* **Source data**
§

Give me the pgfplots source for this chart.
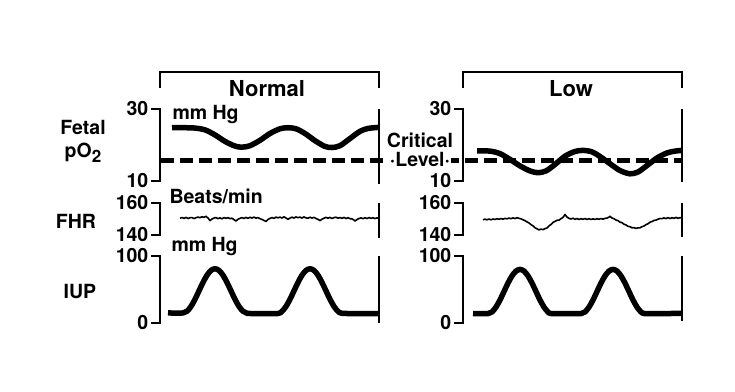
\documentclass[border=0pt]{standalone}
\usepackage{pgfplots}
\pgfplotsset{compat=1.18}
\usepackage{fontspec}
\setmainfont{TeX Gyre Heros}
\newcommand\lbl{\fontsize{19.5}{21}\selectfont\bfseries}
\newcommand\tck{\fontsize{19.5}{21}\selectfont\bfseries}
\newcommand\ttl{\fontsize{22}{24}\selectfont\bfseries}
\pgfplotsset{
  panel/.style={
    scale only axis, width=219pt, anchor=south west,
    xmin=0, xmax=219, clip=false,
    axis x line=none, axis y line=left,
    y axis line style={-, line width=2.6pt, line cap=rect},
    xtick=\empty,
    tick align=outside, major tick length=9pt,
    ytick style={line width=2.6pt, black},
    yticklabel style={font=\tck, inner xsep=2.5pt},
    /pgf/number format/assume math mode=true,
  },
  po2/.style={panel, height=72pt, ymin=10, ymax=30, ytick={10,30}},
  fhr/.style={panel, height=32pt, ymin=140, ymax=160, ytick={140,160}},
  iup/.style={panel, height=67pt, ymin=0, ymax=100, ytick={0,100},
    axis x line=bottom, x axis line style={-, line width=2.6pt}},
  thick curve/.style={black, line width=5.5pt, smooth, line join=round},
  thin trace/.style={black, line width=1.6pt, line join=round},
}
\begin{document}
\begin{tikzpicture}
\path[use as bounding box] (0pt,0pt) rectangle (735pt,391pt);

% ---------------- Normal ----------------
\begin{axis}[po2, at={(160pt,210pt)}]
\addplot[black, line width=4.2pt, dash pattern=on 12.5pt off 6.5pt] coordinates {(1,15.7) (521,15.7)};
\addplot[thick curve] coordinates {(12,24.8) (25,24.8) (35,24.7) (45,24.2) (55,22.8) (65,21.0) (75,19.7) (82,19.4) (90,19.8) (100,21.3) (110,23.2) (120,24.5) (128,24.8) (136,24.5) (145,23.2) (155,21.2) (165,19.6) (172,19.3) (180,19.8) (190,21.8) (200,23.8) (208,24.6) (219,24.9)};
\draw[line width=2.6pt] (axis cs:219,9.3) -- (axis cs:219,30);
\end{axis}

\begin{axis}[fhr, at={(160pt,156pt)}]
\addplot[thin trace] coordinates {(20,150.5) (22,150.9) (24,150.4) (26,151.0) (28,150.3) (30,150.8) (32,150.9) (34,150.3) (36,150.8) (38,151.2) (40,150.8) (42,151.4) (44,151.0) (46,151.7) (48,150.6) (50,149.0) (52,150.0) (54,150.6) (56,150.9) (58,150.2) (60,150.7) (62,150.1) (64,150.9) (66,150.4) (68,150.9) (70,150.2) (72,150.5) (74,149.6) (76,148.7) (78,149.9) (80,150.4) (82,150.9) (84,150.3) (86,151.0) (88,150.4) (90,151.1) (92,150.6) (94,151.2) (96,150.5) (98,150.9) (100,150.2) (102,149.7) (104,149.1) (106,148.5) (108,149.7) (110,150.4) (112,150.9) (114,150.4) (116,151.2) (118,150.7) (120,151.2) (122,150.6) (124,151.4) (126,150.6) (128,149.8) (130,150.6) (132,151.1) (134,150.6) (136,151.3) (138,150.8) (140,151.2) (142,150.6) (144,151.3) (146,150.7) (148,150.5) (150,151.1) (152,150.6) (154,151.0) (156,150.3) (158,149.8) (160,149.0) (162,149.9) (164,150.5) (166,151.0) (168,150.5) (170,151.0) (172,150.3) (174,150.9) (176,151.1) (178,150.5) (180,150.9) (182,150.4) (184,151.0) (186,150.3) (188,150.8) (190,150.2) (192,150.1) (194,149.3) (195,148.7) (197,149.7) (199,150.3) (201,150.7) (203,150.2) (205,150.8) (207,150.3) (209,150.9) (211,150.4) (213,150.8) (215,150.3) (217,150.7) (219,150.5)};
\draw[line width=2.6pt] (axis cs:219,138) -- (axis cs:219,160);
\end{axis}

\begin{axis}[iup, at={(160pt,68pt)}]
\addplot[thick curve] coordinates {(8,15) (23,15) (27,17.5) (31,24.7) (35,35.4) (39,48) (43,60.6) (47,71.3) (51,78.5) (55,81) (59,78.5) (63,71.3) (67,60.6) (71,48) (75,35.4) (79,24.7) (83,17.5) (87,14.5) (100,14) (118,14.2) (122,17.5) (126,24.7) (130,35.4) (134,48) (138,60.6) (142,71.3) (146,78.5) (150,81) (154,78.5) (158,71.3) (162,60.6) (166,48) (170,35.4) (174,24.7) (178,17.5) (182,14.5) (200,14) (219,14)};
\draw[line width=2.6pt] (axis cs:219,0) -- (axis cs:219,100);
\end{axis}

% ---------------- Low ----------------
\begin{axis}[po2, at={(463pt,210pt)}]
\addplot[thick curve] coordinates {(14,18.4) (27,18.3) (37,17.6) (47,16.0) (57,14.2) (67,12.8) (75,12.3) (83,12.8) (92,14.6) (102,16.9) (112,18.2) (120,18.5) (129,18.1) (137,16.8) (147,14.8) (157,12.9) (167,12.0) (175,12.5) (184,14.3) (194,16.4) (204,17.8) (212,18.3) (219,18.5)};
\draw[line width=2.6pt] (axis cs:219,9.8) -- (axis cs:219,30);
\end{axis}

\begin{axis}[fhr, at={(463pt,156pt)}]
\addplot[thin trace] coordinates {(20,149.5) (22,149.9) (24,149.5) (26,150.0) (28,149.5) (30,150.0) (32,149.7) (34,150.2) (36,149.8) (38,150.3) (40,149.9) (42,150.4) (44,150.1) (46,150.6) (48,150.2) (50,150.7) (52,150.3) (54,150.8) (56,150.4) (58,150.1) (60,149.5) (62,149.0) (64,148.2) (66,147.5) (68,146.5) (70,145.7) (72,144.5) (74,143.9) (76,143.2) (78,143.7) (80,143.3) (82,144.0) (84,144.4) (86,145.7) (88,146.6) (90,147.9) (92,148.5) (94,149.2) (96,149.3) (98,150.2) (100,151.0) (102,152.8) (104,151.2) (106,150.4) (108,150.0) (110,150.5) (112,149.8) (114,150.3) (116,149.7) (118,150.2) (120,149.8) (122,150.3) (124,149.7) (126,150.2) (128,149.7) (130,150.1) (132,149.7) (134,150.2) (136,149.8) (138,150.3) (140,149.9) (142,150.4) (144,150.6) (146,151.2) (147,151.7) (149,150.6) (151,150.2) (153,149.3) (155,149.0) (157,148.0) (159,147.7) (161,146.7) (163,146.3) (165,145.4) (167,145.2) (169,144.5) (171,144.6) (173,144.1) (175,144.5) (177,144.5) (179,145.2) (181,145.6) (183,146.5) (185,147.0) (187,148.0) (189,148.4) (191,149.1) (193,149.3) (195,149.9) (197,150.3) (199,150.2) (201,150.7) (203,150.2) (205,150.9) (207,150.3) (209,150.8) (211,150.4) (213,151.0) (215,150.4) (217,150.9) (219,150.6)};
\draw[line width=2.6pt] (axis cs:219,138.5) -- (axis cs:219,160);
\end{axis}

\begin{axis}[iup, at={(463pt,68pt)}]
\addplot[thick curve] coordinates {(10,14) (25,14) (29,16.5) (33,23.7) (37,34.4) (41,47) (45,59.6) (49,70.3) (53,77.5) (57,80) (61,77.5) (65,70.3) (69,59.6) (73,47) (77,34.4) (81,23.7) (85,16.5) (89,14) (110,14) (118,14) (122,16.5) (126,23.7) (130,34.4) (134,47) (138,59.6) (142,70.3) (146,77.5) (150,80) (154,77.5) (158,70.3) (162,59.6) (166,47) (170,34.4) (174,23.7) (178,16.5) (182,14) (200,14) (219,14.5)};
\draw[line width=2.6pt] (axis cs:219,3) -- (axis cs:219,100);
\end{axis}

% ---------------- headers and labels ----------------
\draw[line width=2.6pt] (160pt,303pt) |- (379pt,319pt) -- (379pt,303pt);
\draw[line width=2.6pt] (463pt,303pt) |- (682pt,319pt) -- (682pt,303pt);
\node[anchor=base, font=\ttl] at (267pt,294pt) {Normal};
\node[anchor=base, font=\ttl] at (571pt,294pt) {Low};

\node[anchor=base west, font=\lbl] at (169pt,271pt) {mm Hg};
\node[anchor=base west, font=\lbl] at (166pt,187pt) {Beats/min};
\node[anchor=base west, font=\lbl] at (168pt,140pt) {mm Hg};

\node[anchor=base, font=\lbl] at (83pt,256pt) {Fetal};
\node[anchor=base, font=\lbl] at (83pt,233pt) {pO\raisebox{-5pt}{\fontsize{17}{17}\selectfont\bfseries 2}};
\node[anchor=base, font=\lbl] at (76pt,163pt) {FHR};
\node[anchor=base, font=\lbl] at (80pt,93pt) {IUP};

\node[anchor=base, font=\lbl] at (420pt,243pt) {Critical};
\node[anchor=base, font=\lbl, fill=white, inner xsep=1pt, inner ysep=0pt] at (420pt,224pt) {·Level·};
\end{tikzpicture}
\end{document}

§

* **Work instructions**
Restate only the lines running from the start of the material above through the line containing "(0pt,0pt) rectangle (735pt,391pt);", ends included. No pictures.

* **Response below**
Give me the pgfplots source for this chart.
\documentclass[border=0pt]{standalone}
\usepackage{pgfplots}
\pgfplotsset{compat=1.18}
\usepackage{fontspec}
\setmainfont{TeX Gyre Heros}
\newcommand\lbl{\fontsize{19.5}{21}\selectfont\bfseries}
\newcommand\tck{\fontsize{19.5}{21}\selectfont\bfseries}
\newcommand\ttl{\fontsize{22}{24}\selectfont\bfseries}
\pgfplotsset{
  panel/.style={
    scale only axis, width=219pt, anchor=south west,
    xmin=0, xmax=219, clip=false,
    axis x line=none, axis y line=left,
    y axis line style={-, line width=2.6pt, line cap=rect},
    xtick=\empty,
    tick align=outside, major tick length=9pt,
    ytick style={line width=2.6pt, black},
    yticklabel style={font=\tck, inner xsep=2.5pt},
    /pgf/number format/assume math mode=true,
  },
  po2/.style={panel, height=72pt, ymin=10, ymax=30, ytick={10,30}},
  fhr/.style={panel, height=32pt, ymin=140, ymax=160, ytick={140,160}},
  iup/.style={panel, height=67pt, ymin=0, ymax=100, ytick={0,100},
    axis x line=bottom, x axis line style={-, line width=2.6pt}},
  thick curve/.style={black, line width=5.5pt, smooth, line join=round},
  thin trace/.style={black, line width=1.6pt, line join=round},
}
\begin{document}
\begin{tikzpicture}
\path[use as bounding box] (0pt,0pt) rectangle (735pt,391pt);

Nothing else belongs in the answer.